Darcs and the Useful Context File

I spend some time thinking about useful ways for representing Darcs repository states while working on my nascent Darcsforge project. I won't claim to be an expert by any means, but I do have some useful wisdom, I think. It's often necessary with a VCS to describe a particular state of the repository. You might have need to go back to that state to reproduce a bug or go forward to that state to gain a new feature or security update. In some VCSes there are simple numbers that you can use to represent a repository state, either because there is a single authority (in the case of a more traditional client-server VCS) or a "single history" (in the case of a Git or Mercurial repository having relatively more strict parentage for changesets than Darcs). Darcs is distributed, so there is no one authority to claim dominion over the state of a repository, and Darcs has a constantly twisting history of a repository's state, which gives it some nearly amazing powers of cherry picking at the expense of simple enumerations of a repository state.

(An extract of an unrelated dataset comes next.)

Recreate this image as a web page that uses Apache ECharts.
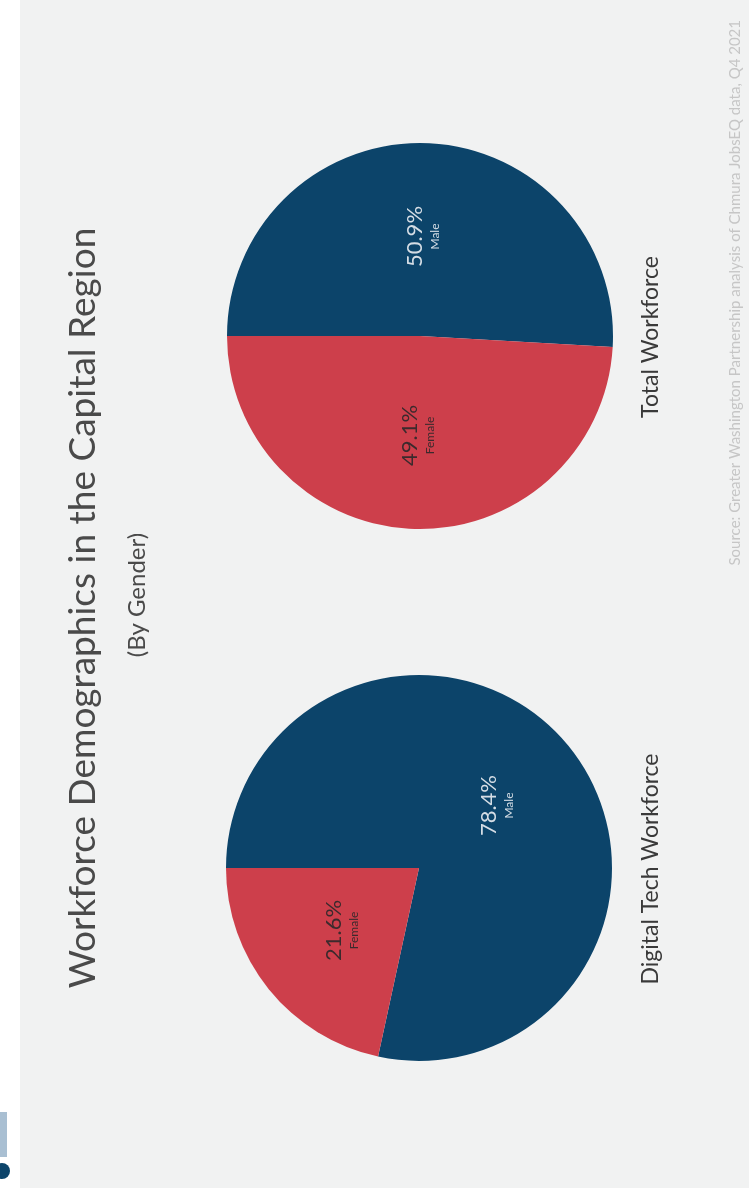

There are a number of ways to communicate the state of a repository in Darcs, and often the best one to use at a the moment is sensitive to your particular needs. I realize that can be it's own challenge in a learning curve, but Darcs tries its best to be helpful all along the way. In fact, small projects can get away with using nothing but Darcs' best-of-breed interactive command line interface to get repositories into particularly useful shapes. If patches are named well, moving forward to get that new feature or security update is a just a matter of making the right choices in the interactive darcs pull. Communicating specific patches to pull/unpull between developers generally requires good naming practices, and Darcs lets you try RegEx searches to find what you are looking for. Patches also have globally unique hashes, which can be used in copy and paste scenarios, but generally are to be left to darcs itself and third party tools that don't mind inhumane combinations of dates and long hexadecimal strings. The hash can be retrieved from darcs changes --xml-output.

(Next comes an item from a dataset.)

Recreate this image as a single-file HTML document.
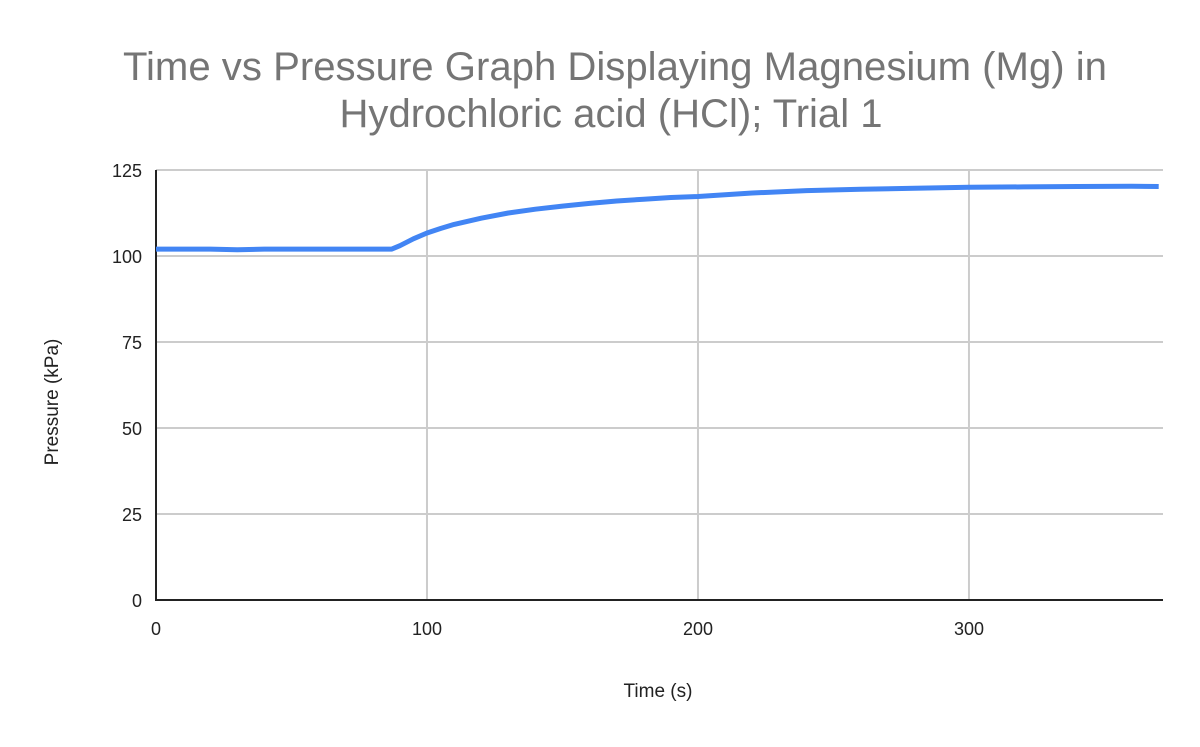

The next most obvious thing to use is a Darcs tag. Just create a manual name for some meaningful repository state and Darcs gives you a few more useful tools for getting repositories into that state. Tags are useful because they should be familiar to a user of just about any other VCS. Like most VCSes Tags generally are most useful when used as project-unique meaningful names such as milestones that were met, important builds that were distributed, etc... Thus tags should generally be easy to communicate ("this bug was found in Milestone Beta").

The least well known tool for repository state management in Darcs, and the one most peculiar to Darcs is the Context file. A Context file is the best way to uniquely define an arbitrary state of a Darcs repository that can be used in reference to other repositories. Getting the current context of a repository is simply a matter of calling darcs changes --context. Here's an example context for an arbitrary state in Darcsforge's Main repository's past:

Context:

[Add Pygments sourcecode directive to deepdish rst.py
Max Battcher <me@worldmaker.net>**20070529212414]

[TAG RTWM: Orkin and Patches
Max Battcher <me@worldmaker.net>**20070529063835]

This shares the formatting of Darcs' inventory files and its patch files. (Hence the simple code highlighting you see above from my Darcs patch lexer for Pygments, to be included in the 1.0 release.) You can use a context to get a copy of a repository in a previous state: darcs get /my/repository --context=/some/context. You can use context files to correspond with a developer whose repository you can't access. If you wish to send a patch to that person by email you can generate an email-able Darcs patch darcs send --context=/some/context -o some-patch-you-really-need.dpatch and then use Darcs' interactive patch picker to choose the patches to send or use one of the search flags and some combination of the patch date, name, hash or whatever. (On the other end it's a simple matter of darcs apply some-patch-you-really-need.dpatch.)

If you want to send arbitrary builds to other people, say using some sort of continuous integration environment, you can darcs changes --context > dist.context and ask people to send that dist.context file alongside bug reports, or just ask for that file for the bug reports where you actually need that data. (Darcs bug reports sometimes ask you to submit darcs --exact-version which includes the context file.) Eventually I'd like to have simple continuous integration support in Darcsforge, at the very least a rudimentary nightly build, and such a tool would of course support several ways of embedding the context file in with tarballs. I've also debated several other ways for Darcsforge to build and store context files for more day to day usage. I've wondered if there might be useful "integration states" that might warrant an archive. Thus far I haven't come up with any compelling use cases, but I've thought about it.

Context files are no worse than revision numbers, they are just somewhat different and require a small degree of familiarization. I'm going to copy and paste any revision numbers as I certainly am not very good at remembering them, and in this modern internet era it's generally just as quick to email an attached context file or a URL to a context file as to email a copy and pasted revision number. For voice conversations I think a URL can be often easier to communicate than a number, but that can be a matter of opinion. (Yes a number like 10 is simpler than most URLs, but anything above 5 digits can be a pain to communicate, and its very easy to get tied up in simple anagrams of even two digit numbers (32 slipping into 23 between communication and input). But maybe as someone with too many years of math under my belt I just don't like numbers.)

Darcs context files deserve a little bit more publicity it seems, and maybe this article will be helpful to someone.